Institutional machinery
Article VIII established a review mechanism, with conferences to assess implementation every five years; the first Review Conference was scheduled for 1975 in Geneva. The IAEA in Vienna became the verification backbone, negotiating state-level safeguards agreements and, later, additional verification measures. The depositaries—the U.S. Department of State in Washington, the Foreign and Commonwealth Office in London, and the Soviet Ministry of Foreign Affairs in Moscow—maintained treaty records and handled official notifications.
Immediate impact and reactions
U.N. Secretary-General U Thant welcomed the entry into force as a crucial step toward managing nuclear dangers and consolidating international norms. In NATO capitals and across the Warsaw Pact, governments viewed the NPT both as stabilizing and as a constraint on strategic options. Some key U.S. allies hesitated: the Federal Republic of Germany faced domestic debates tied to Ostpolitik and ultimately ratified in 1975; Italy followed the same year; Japan, uniquely situated as the only state to have suffered nuclear attack, signed early but ratified in 1976, aligning treaty obligations with its Three Non-Nuclear Principles.
Not all reactions were supportive. India condemned the treaty’s recognition of only five NWS as discriminatory and remained outside; it would conduct a “peaceful nuclear explosion” in 1974. Israel maintained its policy of opacity and did not join. South Africa pursued a covert weapons program before dismantling it and acceding in 1991. Many non-aligned states insisted that the treaty’s legitimacy depended on visible progress toward disarmament and equitable access to technology.
In practical terms, the NPT’s entry into force launched a wave of IAEA safeguards negotiations. By 1971, the INFCIRC/153 model codified comprehensive safeguards, enabling systematic inspections, material accountancy, and on-site verification. Nuclear supplier states began to harmonize export controls to support nonproliferation objectives, culminating later in the formation of the Nuclear Suppliers Group (mid-1970s), spurred by lessons from India’s 1974 test.

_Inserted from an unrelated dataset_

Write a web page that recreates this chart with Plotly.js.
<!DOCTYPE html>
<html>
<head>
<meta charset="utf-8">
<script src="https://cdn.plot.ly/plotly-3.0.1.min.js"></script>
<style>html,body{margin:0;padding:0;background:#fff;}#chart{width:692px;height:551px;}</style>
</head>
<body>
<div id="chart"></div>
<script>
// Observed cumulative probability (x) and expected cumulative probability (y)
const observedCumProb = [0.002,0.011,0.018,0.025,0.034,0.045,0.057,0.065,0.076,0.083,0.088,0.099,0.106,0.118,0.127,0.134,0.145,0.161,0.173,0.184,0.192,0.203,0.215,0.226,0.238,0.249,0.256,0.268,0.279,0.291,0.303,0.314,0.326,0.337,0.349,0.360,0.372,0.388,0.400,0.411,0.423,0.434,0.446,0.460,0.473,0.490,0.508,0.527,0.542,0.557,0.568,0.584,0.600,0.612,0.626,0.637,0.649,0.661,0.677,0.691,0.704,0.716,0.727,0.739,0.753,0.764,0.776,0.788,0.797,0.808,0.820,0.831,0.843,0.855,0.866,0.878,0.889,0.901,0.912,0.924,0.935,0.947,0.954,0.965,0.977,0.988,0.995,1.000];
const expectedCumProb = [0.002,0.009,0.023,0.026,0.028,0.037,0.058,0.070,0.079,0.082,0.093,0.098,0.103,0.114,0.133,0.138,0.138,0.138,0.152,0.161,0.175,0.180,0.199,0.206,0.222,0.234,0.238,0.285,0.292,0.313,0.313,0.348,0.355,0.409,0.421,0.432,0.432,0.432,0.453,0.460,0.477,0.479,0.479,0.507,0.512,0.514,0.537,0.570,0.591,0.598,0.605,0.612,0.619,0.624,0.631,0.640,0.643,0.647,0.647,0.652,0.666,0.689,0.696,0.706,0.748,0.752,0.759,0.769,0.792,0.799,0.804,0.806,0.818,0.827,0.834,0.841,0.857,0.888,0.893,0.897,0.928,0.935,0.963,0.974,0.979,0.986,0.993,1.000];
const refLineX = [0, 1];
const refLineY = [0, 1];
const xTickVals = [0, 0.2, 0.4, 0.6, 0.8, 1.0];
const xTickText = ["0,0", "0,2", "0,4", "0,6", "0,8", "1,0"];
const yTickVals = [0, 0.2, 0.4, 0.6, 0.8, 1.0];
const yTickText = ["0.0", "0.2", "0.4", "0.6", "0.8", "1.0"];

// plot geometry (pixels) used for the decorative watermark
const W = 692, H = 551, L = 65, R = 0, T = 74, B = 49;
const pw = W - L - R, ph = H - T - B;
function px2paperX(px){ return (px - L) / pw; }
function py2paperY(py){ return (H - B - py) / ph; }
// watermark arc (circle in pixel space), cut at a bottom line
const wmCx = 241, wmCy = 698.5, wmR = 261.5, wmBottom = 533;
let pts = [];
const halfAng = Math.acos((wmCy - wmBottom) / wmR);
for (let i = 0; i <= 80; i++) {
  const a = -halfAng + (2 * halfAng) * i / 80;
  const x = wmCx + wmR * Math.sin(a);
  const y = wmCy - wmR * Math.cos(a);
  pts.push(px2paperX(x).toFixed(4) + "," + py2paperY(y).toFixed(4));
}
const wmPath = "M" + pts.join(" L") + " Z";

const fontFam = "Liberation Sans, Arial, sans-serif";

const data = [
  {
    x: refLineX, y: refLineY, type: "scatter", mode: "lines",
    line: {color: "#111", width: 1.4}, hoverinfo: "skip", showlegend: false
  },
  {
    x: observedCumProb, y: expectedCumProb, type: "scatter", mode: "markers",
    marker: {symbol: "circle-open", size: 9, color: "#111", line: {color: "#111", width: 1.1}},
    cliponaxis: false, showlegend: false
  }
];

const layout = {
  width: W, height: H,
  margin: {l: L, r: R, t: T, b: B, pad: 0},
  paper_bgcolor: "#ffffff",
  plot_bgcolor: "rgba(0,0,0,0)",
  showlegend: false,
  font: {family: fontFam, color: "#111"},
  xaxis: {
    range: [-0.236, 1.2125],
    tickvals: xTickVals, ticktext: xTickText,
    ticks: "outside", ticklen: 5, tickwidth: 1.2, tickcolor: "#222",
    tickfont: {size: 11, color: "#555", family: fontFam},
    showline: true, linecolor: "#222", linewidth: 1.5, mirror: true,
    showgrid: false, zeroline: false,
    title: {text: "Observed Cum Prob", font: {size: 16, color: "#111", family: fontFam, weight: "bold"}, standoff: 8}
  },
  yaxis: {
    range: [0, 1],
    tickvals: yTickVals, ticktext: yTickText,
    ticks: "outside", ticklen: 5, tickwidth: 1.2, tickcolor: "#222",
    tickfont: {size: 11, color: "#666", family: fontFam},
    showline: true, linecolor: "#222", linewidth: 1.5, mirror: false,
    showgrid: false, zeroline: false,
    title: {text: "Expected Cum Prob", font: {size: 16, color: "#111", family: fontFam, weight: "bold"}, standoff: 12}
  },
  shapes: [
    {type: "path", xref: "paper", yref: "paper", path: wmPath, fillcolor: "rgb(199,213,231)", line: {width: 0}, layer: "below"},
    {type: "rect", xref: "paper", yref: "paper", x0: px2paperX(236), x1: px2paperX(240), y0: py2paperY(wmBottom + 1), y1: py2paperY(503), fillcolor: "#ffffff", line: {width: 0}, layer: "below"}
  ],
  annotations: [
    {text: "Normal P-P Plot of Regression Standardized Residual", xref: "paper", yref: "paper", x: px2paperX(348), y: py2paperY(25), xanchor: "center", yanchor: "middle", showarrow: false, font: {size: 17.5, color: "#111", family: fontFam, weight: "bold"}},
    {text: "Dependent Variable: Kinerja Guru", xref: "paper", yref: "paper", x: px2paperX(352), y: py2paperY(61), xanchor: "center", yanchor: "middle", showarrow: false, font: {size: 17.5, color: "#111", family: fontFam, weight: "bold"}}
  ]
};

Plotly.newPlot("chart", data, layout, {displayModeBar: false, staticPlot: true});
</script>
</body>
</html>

Long-term significance and legacy
The NPT’s entry into force in 1970 reshaped the strategic landscape. It narrowed the path to the bomb for most states, established verification as a routine expectation, and embedded a global norm against proliferation. Over subsequent decades, the treaty facilitated several major outcomes:
- Stabilization of nuclear numbers: Despite predictions in the 1960s that a dozen or more states would acquire nuclear weapons, the number of nuclear-armed states remained limited. Universalization grew steadily; today, nearly all U.N. member states are parties, making the NPT one of the most widely adhered-to security treaties.
- Arms control synergy: The treaty’s disarmament obligations fostered a political environment for U.S.–Soviet and later U.S.–Russian accords, including SALT I (1972), the ABM Treaty (1972), the INF Treaty (1987), and strategic reductions that followed the Cold War. While contentious, these steps responded to Article VI’s injunction to pursue effective measures, alongside efforts to conclude a Comprehensive Nuclear-Test-Ban Treaty (1996), which, though not in force, deepened the test moratorium norm.
- Verification advances: Revelations after the 1991 Gulf War about Iraq’s clandestine program prompted the IAEA Additional Protocol (INFCIRC/540, 1997), expanding access and information requirements. The NPT’s framework enabled responses to challenges in Iran, Libya, and Syria, and exposed illicit networks such as the A.Q. Khan proliferation ring.
- Denuclearization precedents: The NPT regime supported the denuclearization of Ukraine, Belarus, and Kazakhstan after the Soviet collapse, with those states acceding to the NPT as non–nuclear-weapon states and transferring inherited warheads to Russia, underpinned by the 1994 Budapest Memorandum on security assurances.
Yet the NPT’s foundational norm endures. It legitimized the creation of additional nuclear-weapon-free zones (e.g., in Africa, Southeast Asia, Central Asia, and the South Pacific), reinforced export control coordination, and normalized safeguards as a condition of nuclear cooperation. Critiques of the treaty’s slow disarmament progress have spurred complementary initiatives, most prominently the 2017 Treaty on the Prohibition of Nuclear Weapons, even as NPT parties debate how such efforts intersect with existing obligations.
In historical perspective, the NPT’s entry into force on 5 March 1970 marked a rare convergence of superpower rivalry and multilateral resolve. By codifying a reciprocal bargain—restraint for assistance, and nonproliferation for disarmament—the treaty erected a durable, if imperfect, legal architecture. Its significance lies not only in what it prevented—the widespread diffusion of nuclear weapons—but in how it institutionalized the expectation that the most destructive technologies humanity has devised can be bounded by rules, verified by institutions, and steered, however fitfully, toward peaceful ends.